### [Task material]
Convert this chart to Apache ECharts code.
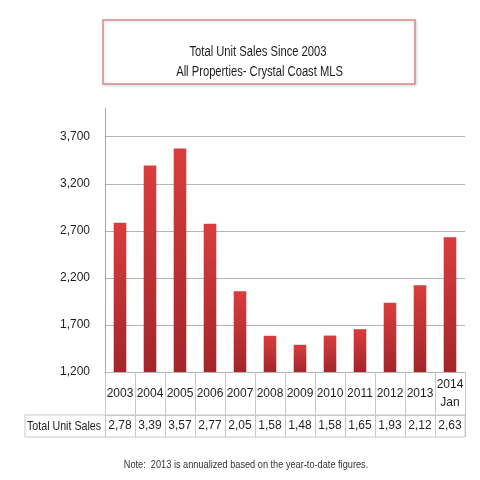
<!DOCTYPE html>
<html>
<head>
    <meta charset="UTF-8">
    <title>Total Unit Sales Since 2003</title>
    <script src="https://cdn.jsdelivr.net/npm/echarts@6/dist/echarts.min.js"></script>
    <style>
        html, body {margin: 0; padding: 0; background: #fff;}
        #chart {width: 480px; height: 480px;}
    </style>
</head>
<body>
    <div id="chart"></div>

    <script>
        // 数据
        const years = ['2003', '2004', '2005', '2006', '2007', '2008', '2009', '2010', '2011', '2012', '2013', '2014\nJan'];
        const unitSales = [2785, 3395, 3575, 2775, 2058, 1585, 1489, 1587, 1655, 1935, 2122, 2633];
        const tableLabels = ['2,78', '3,39', '3,57', '2,77', '2,05', '1,58', '1,48', '1,58', '1,65', '1,93', '2,12', '2,63'];
        const titleLines = ['Total Unit Sales Since 2003', ' All Properties- Crystal Coast MLS'];
        const rowName = 'Total Unit Sales';
        const note = 'Note:  2013 is annualized based on the year-to-date figures.';

        const font = '"Liberation Sans", Arial, sans-serif';
        const gridColor = '#b4b4b4';
        const tableColor = '#c8c8c8';
        const ink = '#1e1e1e';

        const chart = echarts.init(document.getElementById('chart'));
        chart.setOption({
            animation: false,
            textStyle: { fontFamily: font },
            grid: { left: 105, right: 15, top: 108.5, bottom: 108, containLabel: false },
            xAxis: [
                {
                    type: 'category',
                    data: years,
                    position: 'bottom',
                    axisLine: { show: true, lineStyle: { color: gridColor } },
                    axisTick: { show: true, interval: 0, length: 43, lineStyle: { color: tableColor } },
                    axisLabel: {
                        interval: 0, margin: 22, verticalAlign: 'middle', lineHeight: 18,
                        fontSize: 12, color: ink, fontFamily: font
                    }
                },
                {
                    type: 'category',
                    data: tableLabels,
                    position: 'bottom',
                    offset: 43,
                    axisLine: { show: true, lineStyle: { color: tableColor } },
                    axisTick: { show: true, interval: 0, length: 22, lineStyle: { color: tableColor } },
                    axisLabel: {
                        interval: 0, margin: 11, verticalAlign: 'middle',
                        fontSize: 12, color: ink, fontFamily: font
                    }
                }
            ],
            yAxis: {
                type: 'value',
                min: 1200,
                max: 4000,
                interval: 500,
                axisLine: { show: true, lineStyle: { color: '#a8a8a8' } },
                axisTick: { show: false },
                axisLabel: {
                    margin: 15, fontSize: 12, color: ink, fontFamily: font,
                    formatter: v => (v === 4000 ? '' : v.toLocaleString('en-US'))
                },
                splitLine: { show: true, showMaxLine: false, lineStyle: { color: gridColor } }
            },
            series: [
                {
                    name: rowName,
                    type: 'bar',
                    xAxisIndex: 0,
                    data: unitSales,
                    barWidth: '42%',
                    itemStyle: {
                        color: new echarts.graphic.LinearGradient(0, 0, 0, 1, [
                            { offset: 0, color: '#d93d3d' },
                            { offset: 1, color: '#a2262b' }
                        ])
                    }
                }
            ],
            graphic: [
                {
                    type: 'rect',
                    shape: { x: 103, y: 20, width: 312, height: 64 },
                    style: { fill: '#fff', stroke: '#d9868a', lineWidth: 1.5,
                             shadowBlur: 3, shadowColor: 'rgba(0,0,0,0.15)', shadowOffsetX: 1, shadowOffsetY: 1 }
                },
                {
                    type: 'text',
                    x: 258, y: 62,
                    scaleX: 0.8,
                    style: {
                        text: titleLines.join('\n'),
                        align: 'center', verticalAlign: 'middle', lineHeight: 20,
                        font: '14px ' + font, fill: ink
                    }
                },
                {
                    type: 'rect',
                    shape: { x: 25, y: 415, width: 440, height: 22 },
                    style: { fill: 'none', stroke: tableColor, lineWidth: 1 }
                },
                {
                    type: 'text',
                    x: 27, y: 426.5,
                    scaleX: 0.82,
                    style: {
                        text: rowName, align: 'left', verticalAlign: 'middle',
                        font: '13px ' + font, fill: ink
                    }
                },
                {
                    type: 'text',
                    x: 246, y: 465,
                    scaleX: 0.8,
                    style: {
                        text: note, align: 'center', verticalAlign: 'middle',
                        font: '11.5px ' + font, fill: '#333'
                    }
                }
            ]
        });
    </script>
</body>
</html>
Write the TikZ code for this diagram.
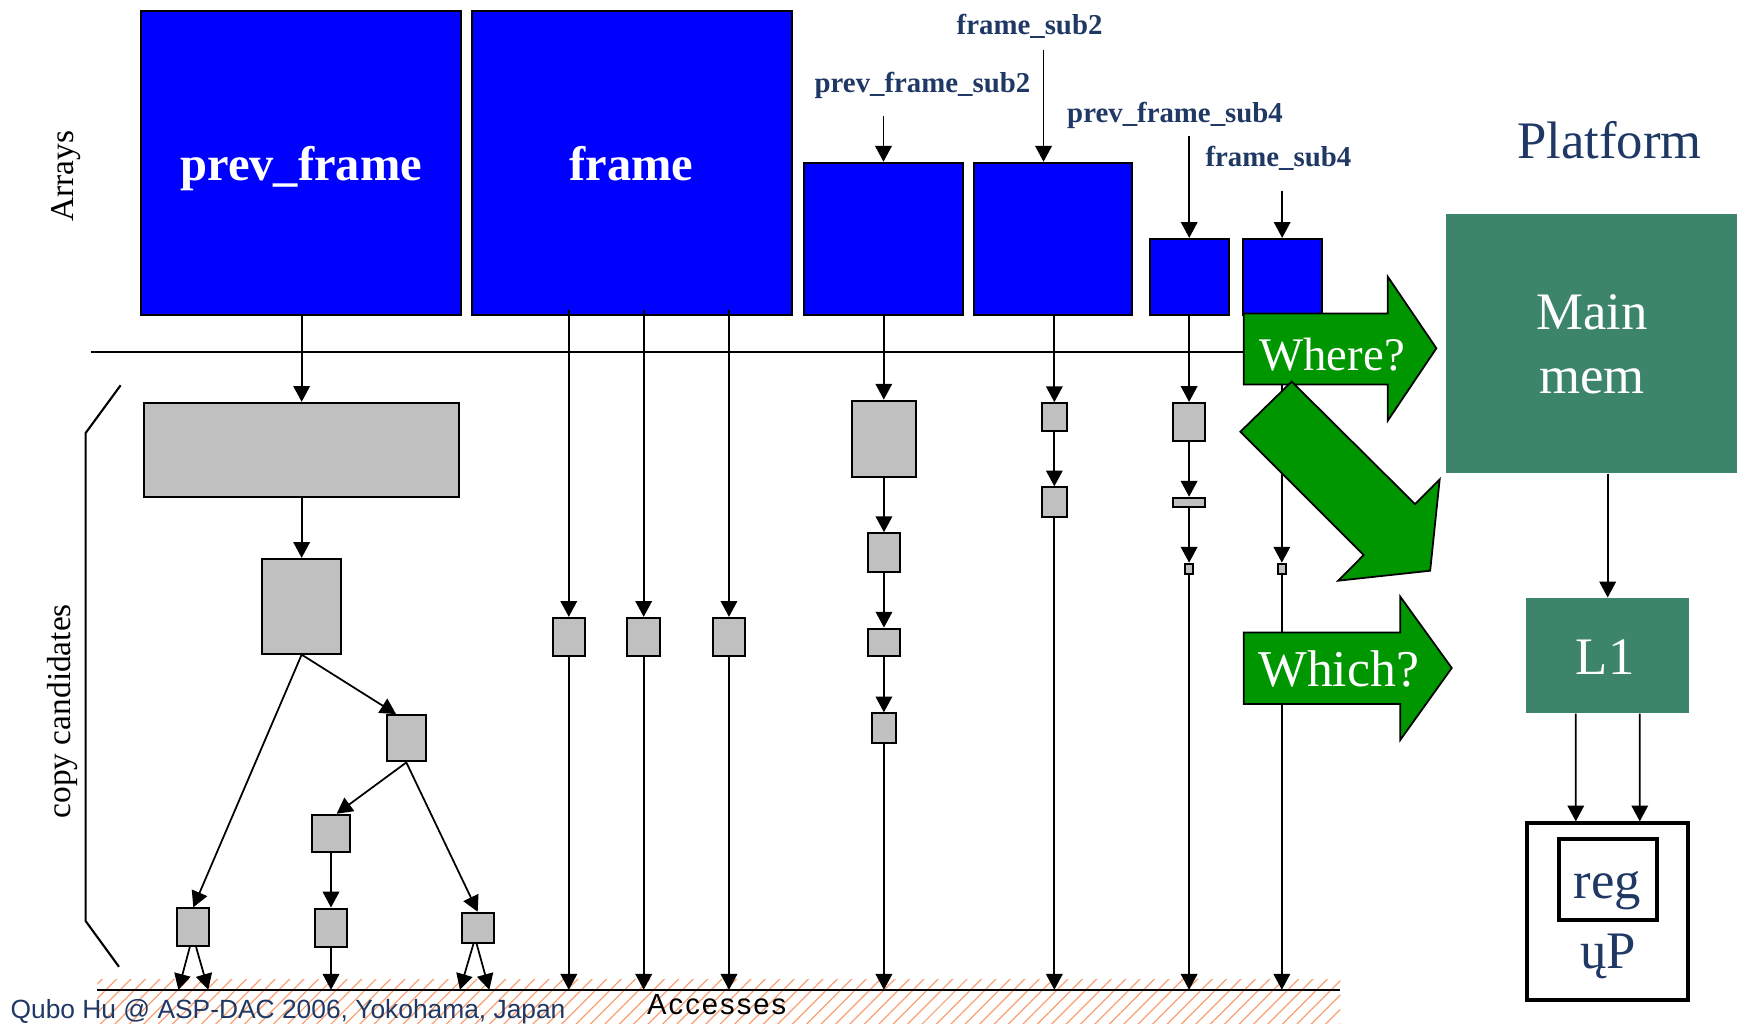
\documentclass[tikz,border=0pt]{standalone}
\usepackage{fontspec}
\setmainfont{Liberation Serif}
\setsansfont{Liberation Sans}
\newfontfamily\accfont{Liberation Sans}[LetterSpace=7]
\usepackage{tikz}
\usetikzlibrary{arrows.meta, calc, fit, patterns.meta}

\definecolor{navy}{RGB}{31,56,100}
\definecolor{arrblue}{RGB}{0,0,255}
\definecolor{candgray}{RGB}{192,192,192}
\definecolor{memgreen}{RGB}{60,132,106}
\definecolor{askgreen}{RGB}{0,150,0}
\definecolor{hatchorange}{RGB}{248,160,115}

\tikzset{
	arraybox/.style = {draw, fill=arrblue, line width=0.6pt, inner sep=0pt},
	candbox/.style = {draw, fill=candgray, line width=0.6pt, inner sep=0pt},
	membox/.style = {fill=memgreen, inner sep=0pt},
	cpubox/.style = {draw, line width=1.1pt, inner sep=0pt},
	link/.style = {-{Triangle[length=4.5pt, width=4.7pt]}, line width=0.5pt},
	ask/.style = {draw, fill=askgreen, line width=0.5pt},
	arrtext/.style = {text=white, font=\bfseries\fontsize{13.8}{16}\selectfont, inner sep=0pt},
	subtext/.style = {text=navy, font=\bfseries\fontsize{8.2}{10}\selectfont, inner sep=0pt},
	bigtext/.style = {font=\fontsize{15}{18.3}\selectfont, inner sep=0pt},
	sidetext/.style = {rotate=90, font=\fontsize{9.5}{11}\selectfont, inner sep=0pt},
}

\begin{document}
\begin{tikzpicture}[x=0.11078mm, y=-0.11078mm]
	\useasboundingbox (0,0) rectangle (1568,924);

	% accesses strip
	\fill[pattern={Lines[angle=45, distance=2.9pt, line width=0.35pt]}, pattern color=hatchorange]
		(88,884) rectangle (1210,924);
	\coordinate (acc) at (0,893.5);
	\draw[line width=0.6pt] (88,893.5) -- (1210,893.5);

	% arrays
	\node[arraybox, fit={(127,10) (416,284)}] (prev) {};
	\node[arraybox, fit={(426,10) (715,284)}] (frame) {};
	\node[arraybox, fit={(726,147) (869,284)}] (pfs2) {};
	\node[arraybox, fit={(879,147) (1022,284)}] (fs2) {};
	\node[arraybox, fit={(1038,215.7) (1109,284.4)}] (pfs4) {};
	\node[arraybox, fit={(1121.8,215.7) (1193,284.4)}] (fs4) {};
	\node[arrtext, anchor=base] (prevname) at (272,162.5) {prev\_frame};
	\node[arrtext, anchor=base] (framename) at (570,162.5) {frame};

	\node[subtext, anchor=base] (pfs2name) at (832.7,83.3) {prev\_frame\_sub2};
	\node[subtext, anchor=base] (fs2name) at (929.4,31.6) {frame\_sub2};
	\node[subtext, anchor=base] (pfs4name) at (1060.7,110.4) {prev\_frame\_sub4};
	\node[subtext, anchor=base] (fs4name) at (1154,150.5) {frame\_sub4};
	\coordinate (pfs2in) at (797.5,104.7);
	\coordinate (fs2in) at (942,45);
	\coordinate (pfs4in) at (1073.5,122.8);
	\coordinate (fs4in) at (1157.4,172);
	\draw[link] (pfs2in) -- (pfs2.north);
	\draw[link] (fs2in) -- (fs2in |- fs2.north);
	\draw[link] (pfs4in) -- (pfs4.north);
	\draw[link] (fs4in) -- (fs4.north);

	\node[sidetext] (arrays) at (60,159) {Arrays};
	\draw[line width=0.5pt] (82,317.5) -- (1123,317.5);

	% copy candidates
	\node[sidetext] (copycand) at (56,642) {copy candidates};
	\draw[line width=0.6pt] (108.9,347.8) -- (77.3,390.9) -- (77.3,831.4) -- (107.4,872.7);

	\foreach \n/\xa/\ya/\xb/\yb in {
		big/130/363.7/414.6/449, s1/236.8/504.6/307.8/590,
		s2/349.3/645.6/384.3/687.3, s3/281.4/735.5/316.2/769.4,
		a/160/820/189/854, b/284.4/820.2/313.2/854.9, c/416.8/824/445.6/851,
		f1/498.9/557.8/528/592.4, f2/566.3/557.8/595.8/592.4, f3/643.3/557.8/672.8/592.4,
		p1/769/361.7/826.6/430.6, p2/783.5/481.4/812.4/516.3,
		p3/783.5/567.5/812.4/592.4, p4/786.8/644/809/671,
		q1/940.6/364/962.9/388.8, q2/940.6/440/962.9/466.4,
		r1/1059/363.8/1087.8/398, r2/1059/449.4/1087.8/457.7, r3/1069.5/508.9/1077.3/518.5,
		t1/1153.3/508.9/1160.9/518.5}
		\node[candbox, fit={(\xa,\ya) (\xb,\yb)}] (\n) {};

	% prev_frame tree
	\draw[link] (big.north |- prev.south) -- (big.north);
	\draw[link] (big.south) -- (s1.north);
	\draw[link] (s1.south) -- ($(s2.north west)!0.25!(s2.north east)$);
	\draw[link] (s1.south) -- (a.north);
	\draw[link] (s2.south) -- ([xshift=1.6pt]s3.north);
	\draw[link] (s2.south) -- (c.north);
	\draw[link] (s3.south) -- (b.north);
	\draw[link] ([xshift=-1pt]a.south) -- ($(a.south |- acc)+(-13.5,0)$);
	\draw[link] ([xshift=0.8pt]a.south) -- ($(a.south |- acc)+(13.5,0)$);
	\draw[link] (b.south) -- (b.south |- acc);
	\draw[link] ([xshift=-1.2pt]c.south) -- ($(c.south |- acc)+(-16,0)$);
	\draw[link] ([xshift=-0.3pt]c.south) -- ($(c.south |- acc)+(10.5,0)$);

	% frame is read straight
	\foreach \n in {f1, f2, f3} {
		\draw[link] ($(\n.north |- frame.south)+(0,-5)$) -- (\n.north);
		\draw[link] (\n.south) -- (\n.south |- acc);
	}

	% sub-sampled arrays
	\foreach \src/\dst in {pfs2/p1, p1/p2, p2/p3, p3/p4, fs2/q1, q1/q2,
			pfs4/r1, r1/r2, r2/r3, fs4/t1}
		\draw[link] (\dst.north |- \src.south) -- (\dst.north);
	\foreach \n in {p4, q2, r3, t1}
		\draw[link] (\n.south) -- (\n.south |- acc);

	% questions
	\filldraw[ask] (1122.8,283) -- (1252.7,283) -- (1252.7,249.7) -- (1296.6,314.4)
		-- (1252.7,379.8) -- (1252.7,347) -- (1122.8,347) -- cycle;
	\filldraw[ask] (1166,344.5) -- (1277.3,455) -- (1299.6,432.7) -- (1291,515.2)
		-- (1208,524.2) -- (1231,501) -- (1119.7,389.7) -- cycle;
	\filldraw[ask] (1122.8,571) -- (1264,571) -- (1264,538.6) -- (1310.5,603)
		-- (1264,668) -- (1264,635.5) -- (1122.8,635.5) -- cycle;
	\node[text=white, font=\fontsize{13.3}{16}\selectfont, inner sep=0pt, anchor=base] (where) at (1202.5,334.6) {Where?};
	\node[text=white, font=\fontsize{14.7}{17}\selectfont, inner sep=0pt, anchor=base] (which) at (1208.4,620) {Which?};

	% platform
	\node[bigtext, text=navy, anchor=base] (platform) at (1453,143) {Platform};
	\node[membox, fit={(1305,193) (1568,427)}] (mainmem) {};
	\node[membox, fit={(1377.5,540) (1525,643.5)}] (l1) {};
	\node[cpubox, fit={(1378.7,743.2) (1524,902.7)}] (up) {};
	\node[cpubox, fit={(1407.6,757.6) (1495.5,830.5)}] (reg) {};
	\node[bigtext, text=white, align=center] (memname) at (1437,311) {Main\\mem};
	\node[bigtext, text=white, anchor=base] (l1name) at (1449,609.3) {L1};
	\node[bigtext, text=navy, anchor=base] (regname) at (1451,811) {reg};
	\node[bigtext, text=navy, anchor=base] (upname) at (1451.7,874) {ųP};
	\draw[link] (l1.north |- mainmem.south) -- (l1.north);
	\draw[link] ([xshift=-9.1pt]l1.south) -- ([xshift=-9.1pt]up.north);
	\draw[link] ([xshift=9.1pt]l1.south) -- ([xshift=9.1pt]up.north);

	% footer
	\node[text=navy, font=\sffamily\fontsize{7.5}{9}\selectfont, inner sep=0pt, anchor=base west] (credit) at (9,919) {Qubo Hu @ ASP-DAC 2006, Yokohama, Japan};
	\node[font=\accfont\fontsize{8.3}{10}\selectfont, inner sep=0pt, anchor=base] (accesses) at (647,915.6) {Accesses};
\end{tikzpicture}
\end{document}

### [Work required]
Repeat the lines of the listing above verbatim, beginning at its first line and ending at the line containing "const ink = '#1e1e1e';", which is included. Omit pictures.

### [Exercise response]
Convert this chart to Apache ECharts code.
<!DOCTYPE html>
<html>
<head>
    <meta charset="UTF-8">
    <title>Total Unit Sales Since 2003</title>
    <script src="https://cdn.jsdelivr.net/npm/echarts@6/dist/echarts.min.js"></script>
    <style>
        html, body {margin: 0; padding: 0; background: #fff;}
        #chart {width: 480px; height: 480px;}
    </style>
</head>
<body>
    <div id="chart"></div>

    <script>
        // 数据
        const years = ['2003', '2004', '2005', '2006', '2007', '2008', '2009', '2010', '2011', '2012', '2013', '2014\nJan'];
        const unitSales = [2785, 3395, 3575, 2775, 2058, 1585, 1489, 1587, 1655, 1935, 2122, 2633];
        const tableLabels = ['2,78', '3,39', '3,57', '2,77', '2,05', '1,58', '1,48', '1,58', '1,65', '1,93', '2,12', '2,63'];
        const titleLines = ['Total Unit Sales Since 2003', ' All Properties- Crystal Coast MLS'];
        const rowName = 'Total Unit Sales';
        const note = 'Note:  2013 is annualized based on the year-to-date figures.';

        const font = '"Liberation Sans", Arial, sans-serif';
        const gridColor = '#b4b4b4';
        const tableColor = '#c8c8c8';
        const ink = '#1e1e1e';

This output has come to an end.